# Exercise requirements
Retype all the records with nothing changed.

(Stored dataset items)
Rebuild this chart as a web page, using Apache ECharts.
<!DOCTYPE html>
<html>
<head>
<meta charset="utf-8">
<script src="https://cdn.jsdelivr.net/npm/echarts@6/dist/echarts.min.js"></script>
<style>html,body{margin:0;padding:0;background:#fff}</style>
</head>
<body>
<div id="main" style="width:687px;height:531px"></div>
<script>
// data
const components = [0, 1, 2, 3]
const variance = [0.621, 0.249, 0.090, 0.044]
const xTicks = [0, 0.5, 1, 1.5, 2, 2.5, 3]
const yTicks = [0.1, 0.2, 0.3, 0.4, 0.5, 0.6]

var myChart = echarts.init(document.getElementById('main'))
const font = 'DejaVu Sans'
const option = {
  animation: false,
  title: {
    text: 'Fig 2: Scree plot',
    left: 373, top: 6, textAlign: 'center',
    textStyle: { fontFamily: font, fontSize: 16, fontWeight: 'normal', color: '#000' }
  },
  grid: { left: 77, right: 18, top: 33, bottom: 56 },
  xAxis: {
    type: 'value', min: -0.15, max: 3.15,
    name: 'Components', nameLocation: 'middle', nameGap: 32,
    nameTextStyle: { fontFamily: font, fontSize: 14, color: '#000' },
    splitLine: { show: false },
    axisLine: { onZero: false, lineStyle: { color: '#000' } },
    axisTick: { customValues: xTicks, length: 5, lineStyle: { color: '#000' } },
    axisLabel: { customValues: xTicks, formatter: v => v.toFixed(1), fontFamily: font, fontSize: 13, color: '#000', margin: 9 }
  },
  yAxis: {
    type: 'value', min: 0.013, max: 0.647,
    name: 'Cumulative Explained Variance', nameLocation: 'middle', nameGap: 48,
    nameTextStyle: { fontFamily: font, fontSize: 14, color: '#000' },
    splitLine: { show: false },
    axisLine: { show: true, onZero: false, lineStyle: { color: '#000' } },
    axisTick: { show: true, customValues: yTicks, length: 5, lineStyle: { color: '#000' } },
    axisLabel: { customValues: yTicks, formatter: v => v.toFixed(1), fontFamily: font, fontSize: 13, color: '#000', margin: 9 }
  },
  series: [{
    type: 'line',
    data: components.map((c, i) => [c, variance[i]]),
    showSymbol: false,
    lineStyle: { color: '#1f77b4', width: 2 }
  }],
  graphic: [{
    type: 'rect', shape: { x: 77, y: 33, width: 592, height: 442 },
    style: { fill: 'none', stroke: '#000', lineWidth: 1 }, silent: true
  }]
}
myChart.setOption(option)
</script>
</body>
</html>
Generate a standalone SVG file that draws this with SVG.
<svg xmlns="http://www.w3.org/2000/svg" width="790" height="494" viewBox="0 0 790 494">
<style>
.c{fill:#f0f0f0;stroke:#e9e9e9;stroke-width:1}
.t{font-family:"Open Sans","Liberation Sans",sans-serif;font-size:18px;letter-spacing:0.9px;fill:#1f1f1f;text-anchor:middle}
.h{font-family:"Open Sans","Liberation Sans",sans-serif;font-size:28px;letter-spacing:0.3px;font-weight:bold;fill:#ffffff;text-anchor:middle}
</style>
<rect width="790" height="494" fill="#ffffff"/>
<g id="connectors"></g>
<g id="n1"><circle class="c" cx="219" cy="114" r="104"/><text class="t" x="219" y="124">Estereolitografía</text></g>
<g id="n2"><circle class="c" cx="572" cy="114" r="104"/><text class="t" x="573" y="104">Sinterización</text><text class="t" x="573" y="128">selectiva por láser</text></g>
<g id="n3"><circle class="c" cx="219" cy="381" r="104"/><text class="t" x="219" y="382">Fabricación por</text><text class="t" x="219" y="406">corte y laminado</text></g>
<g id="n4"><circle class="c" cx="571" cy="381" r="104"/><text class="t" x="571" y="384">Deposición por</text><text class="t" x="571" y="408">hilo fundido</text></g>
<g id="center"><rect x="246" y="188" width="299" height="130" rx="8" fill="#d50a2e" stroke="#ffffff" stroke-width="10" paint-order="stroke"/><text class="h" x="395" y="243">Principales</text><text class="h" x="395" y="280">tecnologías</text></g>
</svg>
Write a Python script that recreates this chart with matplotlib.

# Task answer
Rebuild this chart as a web page, using Apache ECharts.
<!DOCTYPE html>
<html>
<head>
<meta charset="utf-8">
<script src="https://cdn.jsdelivr.net/npm/echarts@6/dist/echarts.min.js"></script>
<style>html,body{margin:0;padding:0;background:#fff}</style>
</head>
<body>
<div id="main" style="width:687px;height:531px"></div>
<script>
// data
const components = [0, 1, 2, 3]
const variance = [0.621, 0.249, 0.090, 0.044]
const xTicks = [0, 0.5, 1, 1.5, 2, 2.5, 3]
const yTicks = [0.1, 0.2, 0.3, 0.4, 0.5, 0.6]

var myChart = echarts.init(document.getElementById('main'))
const font = 'DejaVu Sans'
const option = {
  animation: false,
  title: {
    text: 'Fig 2: Scree plot',
    left: 373, top: 6, textAlign: 'center',
    textStyle: { fontFamily: font, fontSize: 16, fontWeight: 'normal', color: '#000' }
  },
  grid: { left: 77, right: 18, top: 33, bottom: 56 },
  xAxis: {
    type: 'value', min: -0.15, max: 3.15,
    name: 'Components', nameLocation: 'middle', nameGap: 32,
    nameTextStyle: { fontFamily: font, fontSize: 14, color: '#000' },
    splitLine: { show: false },
    axisLine: { onZero: false, lineStyle: { color: '#000' } },
    axisTick: { customValues: xTicks, length: 5, lineStyle: { color: '#000' } },
    axisLabel: { customValues: xTicks, formatter: v => v.toFixed(1), fontFamily: font, fontSize: 13, color: '#000', margin: 9 }
  },
  yAxis: {
    type: 'value', min: 0.013, max: 0.647,
    name: 'Cumulative Explained Variance', nameLocation: 'middle', nameGap: 48,
    nameTextStyle: { fontFamily: font, fontSize: 14, color: '#000' },
    splitLine: { show: false },
    axisLine: { show: true, onZero: false, lineStyle: { color: '#000' } },
    axisTick: { show: true, customValues: yTicks, length: 5, lineStyle: { color: '#000' } },
    axisLabel: { customValues: yTicks, formatter: v => v.toFixed(1), fontFamily: font, fontSize: 13, color: '#000', margin: 9 }
  },
  series: [{
    type: 'line',
    data: components.map((c, i) => [c, variance[i]]),
    showSymbol: false,
    lineStyle: { color: '#1f77b4', width: 2 }
  }],
  graphic: [{
    type: 'rect', shape: { x: 77, y: 33, width: 592, height: 442 },
    style: { fill: 'none', stroke: '#000', lineWidth: 1 }, silent: true
  }]
}
myChart.setOption(option)
</script>
</body>
</html>
Generate a standalone SVG file that draws this with SVG.
<svg xmlns="http://www.w3.org/2000/svg" width="790" height="494" viewBox="0 0 790 494">
<style>
.c{fill:#f0f0f0;stroke:#e9e9e9;stroke-width:1}
.t{font-family:"Open Sans","Liberation Sans",sans-serif;font-size:18px;letter-spacing:0.9px;fill:#1f1f1f;text-anchor:middle}
.h{font-family:"Open Sans","Liberation Sans",sans-serif;font-size:28px;letter-spacing:0.3px;font-weight:bold;fill:#ffffff;text-anchor:middle}
</style>
<rect width="790" height="494" fill="#ffffff"/>
<g id="connectors"></g>
<g id="n1"><circle class="c" cx="219" cy="114" r="104"/><text class="t" x="219" y="124">Estereolitografía</text></g>
<g id="n2"><circle class="c" cx="572" cy="114" r="104"/><text class="t" x="573" y="104">Sinterización</text><text class="t" x="573" y="128">selectiva por láser</text></g>
<g id="n3"><circle class="c" cx="219" cy="381" r="104"/><text class="t" x="219" y="382">Fabricación por</text><text class="t" x="219" y="406">corte y laminado</text></g>
<g id="n4"><circle class="c" cx="571" cy="381" r="104"/><text class="t" x="571" y="384">Deposición por</text><text class="t" x="571" y="408">hilo fundido</text></g>
<g id="center"><rect x="246" y="188" width="299" height="130" rx="8" fill="#d50a2e" stroke="#ffffff" stroke-width="10" paint-order="stroke"/><text class="h" x="395" y="243">Principales</text><text class="h" x="395" y="280">tecnologías</text></g>
</svg>
Write a Python script that recreates this chart with matplotlib.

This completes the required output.